昨年、夏休みをいただいたのですが、お休み中は一切仕事をせず、家族のために朝から夕方まで時間をつかって、社会人になって初めて、休み切るという経験をしました。一番負担がかかる寳谷さんが気持ちよく送り出してくれて、帰ってきた時にも仕事が全く溜まっていなくて、本当にスムーズに仕事を回してくれていて、本当に感激したんです。こんなに嬉しいことはありませんでしたし、休むことの重要性を改めて感じました。

法律の仕事って、頭も目も神経も使うので、疲れるとさらにミスを生んでしまいどんどん辛くなるので、休むのがとても大事。メンバーが集中して仕事をし、その分ちゃんと休みをとる、その中でできない仕事は今の法務体制ではできないと会社にわかってもらうのが私の役目なので、はたらく環境については安心してください。

──今 STORES の法務ではたらくのを迷っている方に伝えるとしたら、どんなことを伝えたいですか?

細:まず、私が STORES ではたらくのを楽しんでいることを伝えたいです。現在メンバーが4名いて、得意不得意があるからこその、チームとしてお互いの良さを発揮しながら支え合い、はたらく喜びを日々感じています。法務は硬い仕事が多いし、その価値を共感してもらうのは簡単ではない、しんどいな、大変だなと思っている人はぜひここにおいでよ、と伝えたいですね。「楽しみながら働ける場所はあるかもよ?」って。

寳:柔軟な働き方を実現しながら、企業法務のなかでも幅広い経験を積むことのできる会社ですので、当社のビジョン等に共感いただける方にとっては良い環境ではないかと思います。職種理解が難しい法務ですが、STORES では上司(細川さん)含めその価値を理解してくださる方も多いため、この意味においてもモチベーション高くはたらけるのではないかと思います。

STORES の成長を法務として支えるために

──最後に、これからおふたりが目指すことや、やりたいことを教えてください。

寳:短期ではもう少し法務全体のレベルアップが必要ですが、中長期ではリスクマネジメントシステムの構築を進める必要があると考えています。今後は目の前の対応や法務相談の対応に終始するのではなく、会社全体のリスク低減にプロアクティブに寄与する取り組みも進めていきたいですね。
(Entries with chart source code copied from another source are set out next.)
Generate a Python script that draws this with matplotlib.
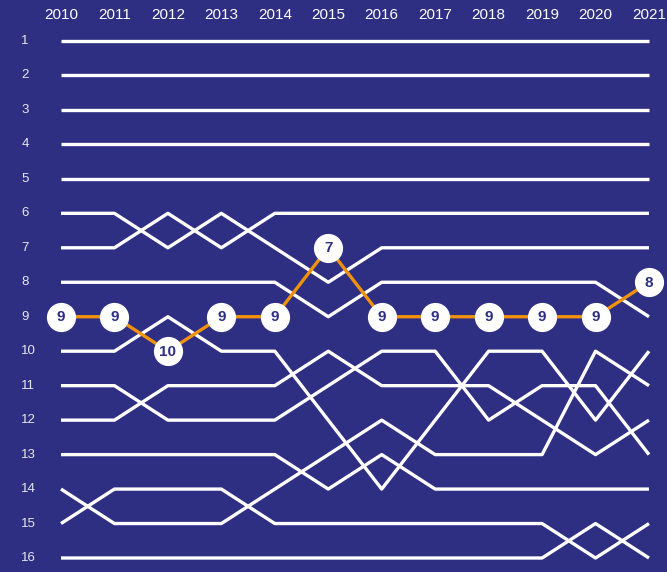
import matplotlib.pyplot as plt

# data
years = [2010, 2011, 2012, 2013, 2014, 2015, 2016, 2017, 2018, 2019, 2020, 2021]
ranks = list(range(1, 17))

# white lines, rank per year
flat_1 = [1] * 12
flat_2 = [2] * 12
flat_3 = [3] * 12
flat_4 = [4] * 12
flat_5 = [5] * 12
line_a = [6, 6, 7, 6, 7, 8, 7, 7, 7, 7, 7, 7]
line_b = [7, 7, 6, 7, 6, 6, 6, 6, 6, 6, 6, 6]
line_c = [8, 8, 8, 8, 8, 9, 8, 8, 8, 8, 8, 9]
line_d = [10, 10, 9, 10, 10, 12, 14, 12, 10, 10, 12, 10]
line_e = [11, 11, 12, 12, 12, 11, 10, 10, 12, 11, 11, 13]
line_f = [12, 12, 11, 11, 11, 10, 11, 11, 11, 12, 13, 12]
line_g = [13, 13, 13, 13, 13, 14, 13, 14, 14, 14, 14, 14]
line_h = [14, 15, 15, 15, 14, 13, 12, 13, 13, 13, 10, 11]
line_i = [15, 14, 14, 14, 15, 15, 15, 15, 15, 15, 16, 15]
line_j = [16, 16, 16, 16, 16, 16, 16, 16, 16, 16, 15, 16]

white_lines = [flat_1, flat_2, flat_3, flat_4, flat_5, line_a, line_b, line_c,
               line_d, line_e, line_f, line_g, line_h, line_i, line_j]

# highlighted series
highlight = [9, 9, 10, 9, 9, 7, 9, 9, 9, 9, 9, 8]

bg = '#2e2e82'
orange = '#f0920c'

fig = plt.figure(figsize=(6.67, 5.72), dpi=100)
fig.patch.set_facecolor(bg)
ax = fig.add_axes([0, 0, 1, 1])
ax.set_facecolor(bg)

for r in white_lines:
    ax.plot(years, r, color='white', lw=2.4, solid_capstyle='butt', zorder=2)

ax.plot(years, highlight, color=orange, lw=2.4, zorder=3)
ax.plot(years, highlight, 'o', ms=20, mfc='white', mec='white', zorder=4)
for x, y in zip(years, highlight):
    ax.text(x, y + 0.02, str(y), ha='center', va='center', color=bg, fontsize=11,
            fontweight='bold', family='Liberation Sans', zorder=5)

# axes limits so data maps onto pixel positions of the reference
ax.set_xlim(2008.859, 2021.337)
ax.set_ylim(16.406, -0.189)
ax.axis('off')

for x in years:
    ax.text(x, 0.25, str(x), ha='center', va='center', color='white',
            fontsize=11, family='Liberation Sans')
for r in ranks:
    ax.text(2009.26, r, str(r), ha='left', va='center', color='#e8e8f0',
            fontsize=9.5, family='Liberation Sans')

fig.savefig('out.png', dpi=100, facecolor=bg)
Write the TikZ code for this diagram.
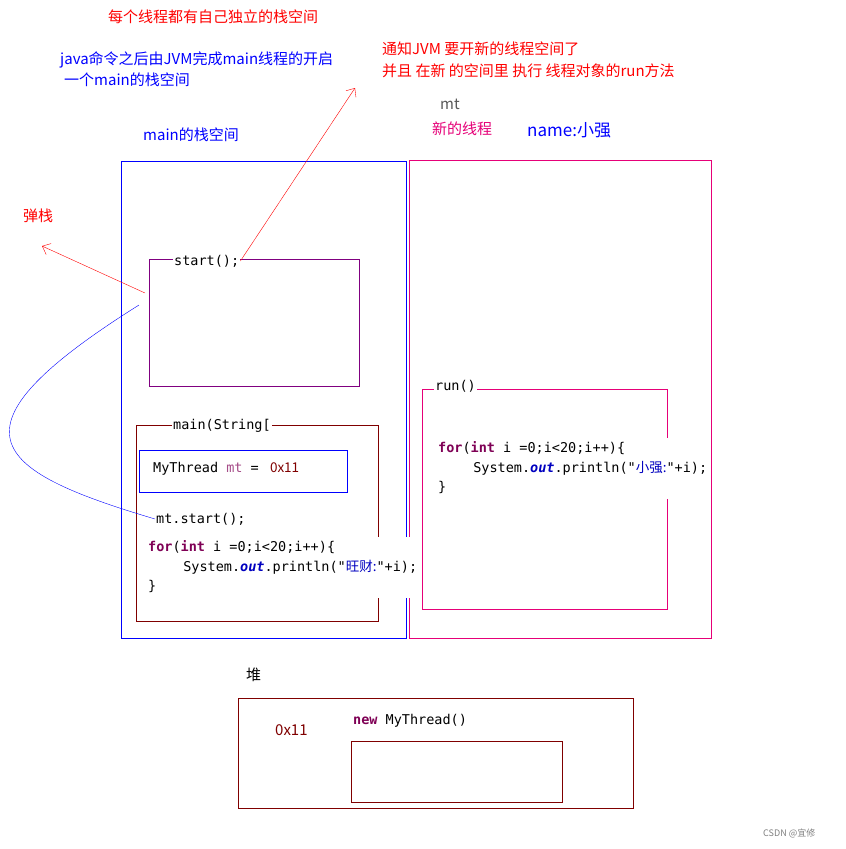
\documentclass[tikz,border=0pt]{standalone}
\usepackage{fontspec}
\setmainfont{Noto Sans CJK SC}
\newfontfamily\cjk{Noto Sans CJK SC}
\setmonofont{DejaVu Sans Mono}
\usetikzlibrary{arrows.meta}
\definecolor{dred}{RGB}{128,0,0}
\definecolor{pink}{RGB}{230,0,120}
\definecolor{purp}{RGB}{128,0,128}
\definecolor{kw}{RGB}{127,0,85}
\definecolor{fld}{RGB}{0,0,192}
\begin{document}
\begin{tikzpicture}[x=1pt,y=-1pt,
  lbl/.style={anchor=west,inner sep=0pt,font=\fontsize{15}{17}\selectfont},
  code/.style={anchor=west,inner sep=1pt,font=\ttfamily\fontsize{13.5}{19.5}\selectfont,fill=white},
  arr/.style={-{Straight Barb[length=7pt,width=12pt]}}]
\useasboundingbox[fill=white] (0,0) rectangle (846,849);
% boxes
\draw[blue] (121,161) rectangle (406,638);
\draw[pink] (409,160) rectangle (711,638);
\draw[purp] (149,259) rectangle (359,386);
\draw[dred] (136,425) rectangle (378,621);
\draw[blue] (139,450) rectangle (347,492);
\draw[pink] (422,389) rectangle (667,609);
\draw[dred] (238,698) rectangle (633,808);
\draw[dred] (351,741) rectangle (562,802);
% texts
\node[lbl,red] (t1) at (108,17) {每个线程都有自己独立的栈空间};
\node[lbl,blue] (t2) at (60,60) {java命令之后由JVM完成main线程的开启};
\node[lbl,blue] (t3) at (64,80) {一个main的栈空间};
\node[lbl,red] (t4) at (382,49) {通知JVM 要开新的线程空间了};
\node[lbl,red] (t5) at (382,71) {并且 在新 的空间里 执行 线程对象的run方法};
\node[lbl,gray!70!black] (mt) at (440,104) {mt};
\node[lbl,pink] (nt) at (432,129) {新的线程};
\node[lbl,blue,font=\fontsize{17}{19}\selectfont] (nm) at (527,130) {name:小强};
\node[lbl,blue] (ms) at (143,135) {main的栈空间};
\node[lbl,red] (tz) at (23,216) {弹栈};
\node[lbl] (heap) at (246,675) {堆};
\node[lbl,dred] (ox) at (275,730) {0x11};
\node[lbl,gray,font=\fontsize{9}{11}\selectfont] (csdn) at (763,833) {CSDN @宜修};
% code
\node[code] (st) at (173,261) {start();};
\node[code] (mn) at (172,426) {main(String[};
\node[code,fill=none] (mtd) at (152,469) {MyThread \textcolor{kw!70}{mt} = \textcolor{dred}{\rmfamily\ 0x11}};
\node[code] (mst) at (155,519) {mt.start();};
\node[code,anchor=north west] (f1) at (147,537) {\begin{tabular}{@{}l@{}}\textcolor{kw}{\bfseries for}(\textcolor{kw}{\bfseries int} i =0;i<20;i++)\{\\
\hspace{2.6em}System.\textcolor{fld}{\bfseries\itshape out}.println("\textcolor{fld}{\cjk 旺财:}"+i);\\ \}\end{tabular}};
\node[code] (rn) at (434,386) {run()};
\node[code,anchor=north west] (f2) at (437,438) {\begin{tabular}{@{}l@{}}\textcolor{kw}{\bfseries for}(\textcolor{kw}{\bfseries int} i =0;i<20;i++)\{\\
\hspace{2.6em}System.\textcolor{fld}{\bfseries\itshape out}.println("\textcolor{fld}{\cjk 小强:}"+i);\\ \}\end{tabular}};
\node[code,fill=none] (nw) at (352,721) {\textcolor{kw}{\bfseries new} MyThread()};
% connectors
\coordinate (a1) at (355,88);
\coordinate (a2) at (42,246);
\coordinate (b0) at (145,293);
\coordinate (c0) at (139,305);
\draw[red,arr] (st.east) -- (a1);
\draw[red,arr] (b0) -- (a2);
\draw[blue] (c0) .. controls (-60,430) and (-10,470) .. (mst.west);
\end{tikzpicture}
\end{document}
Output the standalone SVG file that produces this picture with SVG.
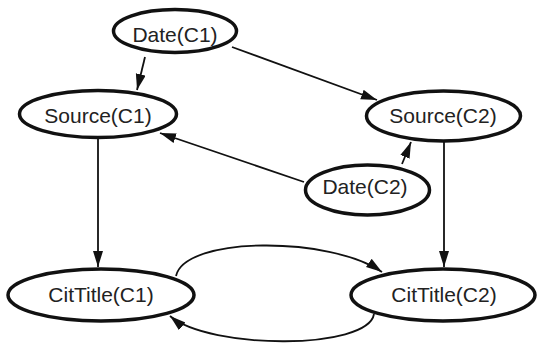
<svg xmlns="http://www.w3.org/2000/svg" width="537" height="343" viewBox="0 0 537 343">
<style>
.node ellipse{fill:#fff;stroke:#111;stroke-width:3.5}
.node text{font-family:"Liberation Sans",Arial,sans-serif;font-size:21px;fill:#222;text-anchor:middle}
.edge{fill:none;stroke:#111;stroke-width:1.8;marker-end:url(#arr)}
</style>
<defs>
<marker id="arr" markerUnits="userSpaceOnUse" markerWidth="18" markerHeight="12" refX="16" refY="5" orient="auto">
<path d="M0,0 L16,5 L0,10 Z" fill="#111"/>
</marker>
</defs>
<g id="edges">
<path class="edge" d="M145,57 L137,90"/>
<path class="edge" d="M232,47 L377,100"/>
<path class="edge" d="M304,182 L160,133"/>
<path class="edge" d="M402,164 L411,142"/>
<path class="edge" d="M98,138 L98,267"/>
<path class="edge" d="M444,141 L444,267"/>
<path class="edge" d="M176,276 C185,236 330,236 382,272"/>
<path class="edge" d="M374,314 C368,350 210,350 170,316"/>
</g>
<g id="date_c1" class="node"><ellipse cx="175" cy="31" rx="61.5" ry="21.5"/><text x="175" y="42">Date(C1)</text></g>
<g id="source_c1" class="node"><ellipse cx="98" cy="114" rx="78.5" ry="23.5"/><text x="98" y="123">Source(C1)</text></g>
<g id="source_c2" class="node"><ellipse cx="443.5" cy="116" rx="77" ry="25"/><text x="443" y="123">Source(C2)</text></g>
<g id="date_c2" class="node"><ellipse cx="367.5" cy="190" rx="62" ry="25"/><text x="365" y="194">Date(C2)</text></g>
<g id="cittitle_c1" class="node"><ellipse cx="101" cy="295" rx="93" ry="26"/><text x="101" y="302">CitTitle(C1)</text></g>
<g id="cittitle_c2" class="node"><ellipse cx="443" cy="295" rx="92" ry="26"/><text x="444" y="302">CitTitle(C2)</text></g>
</svg>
細:ほうやさんがおっしゃったことに完全同意です。あとは、私は STORES のサービスを横断して使う時に妨げになるものをクリアできる提案ができたらと思います。STORES の面白さは、オーナーさんのお商売を支えるサービスをいくつも持っていること。けれど、その妨げになるものがまだまだあります。その中には、法務の提案でクリアできるものもある。事業に伴走しながらそういう提案ができたらいいなと思っています。

(写真・文:出川 光)

細川さんのお気に入り:「生クリーム仕込みのスコーンのお店」
STORESに入社後、STORESを使ってくださるオーナー様を自分で検索し、そのオーナーがどのような気持ちでお商売をしているのか、というストーリーを調べる機会があり、その時に見つけたオーナー様のお店です。そのストーリーに胸を打たれ、早速注文してみたら、優しい味で美味しかったです。心が暖かくなりました。